▶ _DIRECTIONS_
Copy all the data exactly, except the pictures.

▶ _DATA BLOCK_
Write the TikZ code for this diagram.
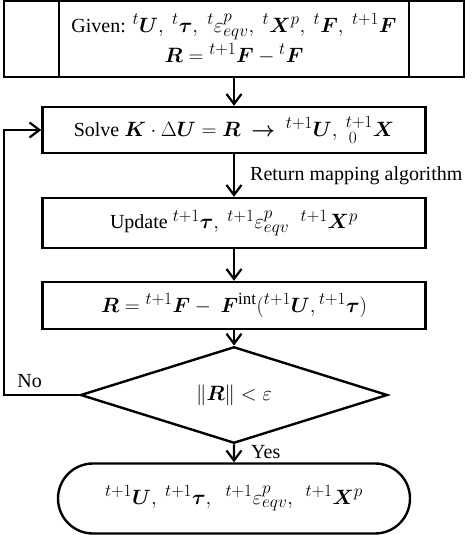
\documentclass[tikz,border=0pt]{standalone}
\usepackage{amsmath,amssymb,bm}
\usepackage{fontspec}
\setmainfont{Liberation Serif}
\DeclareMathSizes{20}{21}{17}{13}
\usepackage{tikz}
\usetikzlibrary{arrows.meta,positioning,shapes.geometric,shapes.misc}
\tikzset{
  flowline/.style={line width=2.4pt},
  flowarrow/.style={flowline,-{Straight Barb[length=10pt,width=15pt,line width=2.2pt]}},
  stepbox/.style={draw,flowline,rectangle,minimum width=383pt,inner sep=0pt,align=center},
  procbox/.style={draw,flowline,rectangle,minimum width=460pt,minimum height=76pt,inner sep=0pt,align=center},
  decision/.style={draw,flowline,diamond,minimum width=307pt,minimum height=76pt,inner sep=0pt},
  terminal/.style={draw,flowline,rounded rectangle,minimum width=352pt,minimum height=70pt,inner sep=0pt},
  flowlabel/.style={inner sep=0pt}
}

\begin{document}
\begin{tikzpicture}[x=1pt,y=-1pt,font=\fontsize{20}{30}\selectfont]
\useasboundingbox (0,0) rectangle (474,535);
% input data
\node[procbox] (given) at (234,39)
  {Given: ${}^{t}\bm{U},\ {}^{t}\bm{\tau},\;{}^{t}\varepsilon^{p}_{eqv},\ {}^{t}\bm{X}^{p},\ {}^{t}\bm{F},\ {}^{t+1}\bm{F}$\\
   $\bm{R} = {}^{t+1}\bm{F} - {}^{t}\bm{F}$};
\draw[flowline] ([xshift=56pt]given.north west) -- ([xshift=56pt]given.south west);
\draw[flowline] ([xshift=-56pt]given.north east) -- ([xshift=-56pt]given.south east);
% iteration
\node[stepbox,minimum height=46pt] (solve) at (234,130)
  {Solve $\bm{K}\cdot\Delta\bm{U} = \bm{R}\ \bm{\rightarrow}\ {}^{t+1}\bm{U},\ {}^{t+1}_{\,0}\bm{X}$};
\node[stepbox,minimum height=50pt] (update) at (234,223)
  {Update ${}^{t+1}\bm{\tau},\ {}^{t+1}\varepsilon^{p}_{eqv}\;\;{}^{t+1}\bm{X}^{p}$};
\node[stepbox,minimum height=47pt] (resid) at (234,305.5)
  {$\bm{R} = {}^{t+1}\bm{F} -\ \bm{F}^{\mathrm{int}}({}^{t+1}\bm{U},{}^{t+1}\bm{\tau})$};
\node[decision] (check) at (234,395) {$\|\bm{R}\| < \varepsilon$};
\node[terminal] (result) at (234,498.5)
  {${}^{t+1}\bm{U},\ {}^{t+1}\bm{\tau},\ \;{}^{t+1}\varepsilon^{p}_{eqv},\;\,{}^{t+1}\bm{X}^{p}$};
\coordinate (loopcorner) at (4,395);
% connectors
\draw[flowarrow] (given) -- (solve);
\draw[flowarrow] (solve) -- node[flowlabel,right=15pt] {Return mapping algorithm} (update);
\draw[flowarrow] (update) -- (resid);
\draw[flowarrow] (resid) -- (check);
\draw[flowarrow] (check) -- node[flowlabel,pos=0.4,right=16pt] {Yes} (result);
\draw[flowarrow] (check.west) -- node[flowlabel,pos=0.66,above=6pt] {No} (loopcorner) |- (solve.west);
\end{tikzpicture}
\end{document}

▶ _FULL SOLUTION_
Write the TikZ code for this diagram.
\documentclass[tikz,border=0pt]{standalone}
\usepackage{amsmath,amssymb,bm}
\usepackage{fontspec}
\setmainfont{Liberation Serif}
\DeclareMathSizes{20}{21}{17}{13}
\usepackage{tikz}
\usetikzlibrary{arrows.meta,positioning,shapes.geometric,shapes.misc}
\tikzset{
  flowline/.style={line width=2.4pt},
  flowarrow/.style={flowline,-{Straight Barb[length=10pt,width=15pt,line width=2.2pt]}},
  stepbox/.style={draw,flowline,rectangle,minimum width=383pt,inner sep=0pt,align=center},
  procbox/.style={draw,flowline,rectangle,minimum width=460pt,minimum height=76pt,inner sep=0pt,align=center},
  decision/.style={draw,flowline,diamond,minimum width=307pt,minimum height=76pt,inner sep=0pt},
  terminal/.style={draw,flowline,rounded rectangle,minimum width=352pt,minimum height=70pt,inner sep=0pt},
  flowlabel/.style={inner sep=0pt}
}

\begin{document}
\begin{tikzpicture}[x=1pt,y=-1pt,font=\fontsize{20}{30}\selectfont]
\useasboundingbox (0,0) rectangle (474,535);
% input data
\node[procbox] (given) at (234,39)
  {Given: ${}^{t}\bm{U},\ {}^{t}\bm{\tau},\;{}^{t}\varepsilon^{p}_{eqv},\ {}^{t}\bm{X}^{p},\ {}^{t}\bm{F},\ {}^{t+1}\bm{F}$\\
   $\bm{R} = {}^{t+1}\bm{F} - {}^{t}\bm{F}$};
\draw[flowline] ([xshift=56pt]given.north west) -- ([xshift=56pt]given.south west);
\draw[flowline] ([xshift=-56pt]given.north east) -- ([xshift=-56pt]given.south east);
% iteration
\node[stepbox,minimum height=46pt] (solve) at (234,130)
  {Solve $\bm{K}\cdot\Delta\bm{U} = \bm{R}\ \bm{\rightarrow}\ {}^{t+1}\bm{U},\ {}^{t+1}_{\,0}\bm{X}$};
\node[stepbox,minimum height=50pt] (update) at (234,223)
  {Update ${}^{t+1}\bm{\tau},\ {}^{t+1}\varepsilon^{p}_{eqv}\;\;{}^{t+1}\bm{X}^{p}$};
\node[stepbox,minimum height=47pt] (resid) at (234,305.5)
  {$\bm{R} = {}^{t+1}\bm{F} -\ \bm{F}^{\mathrm{int}}({}^{t+1}\bm{U},{}^{t+1}\bm{\tau})$};
\node[decision] (check) at (234,395) {$\|\bm{R}\| < \varepsilon$};
\node[terminal] (result) at (234,498.5)
  {${}^{t+1}\bm{U},\ {}^{t+1}\bm{\tau},\ \;{}^{t+1}\varepsilon^{p}_{eqv},\;\,{}^{t+1}\bm{X}^{p}$};
\coordinate (loopcorner) at (4,395);
% connectors
\draw[flowarrow] (given) -- (solve);
\draw[flowarrow] (solve) -- node[flowlabel,right=15pt] {Return mapping algorithm} (update);
\draw[flowarrow] (update) -- (resid);
\draw[flowarrow] (resid) -- (check);
\draw[flowarrow] (check) -- node[flowlabel,pos=0.4,right=16pt] {Yes} (result);
\draw[flowarrow] (check.west) -- node[flowlabel,pos=0.66,above=6pt] {No} (loopcorner) |- (solve.west);
\end{tikzpicture}
\end{document}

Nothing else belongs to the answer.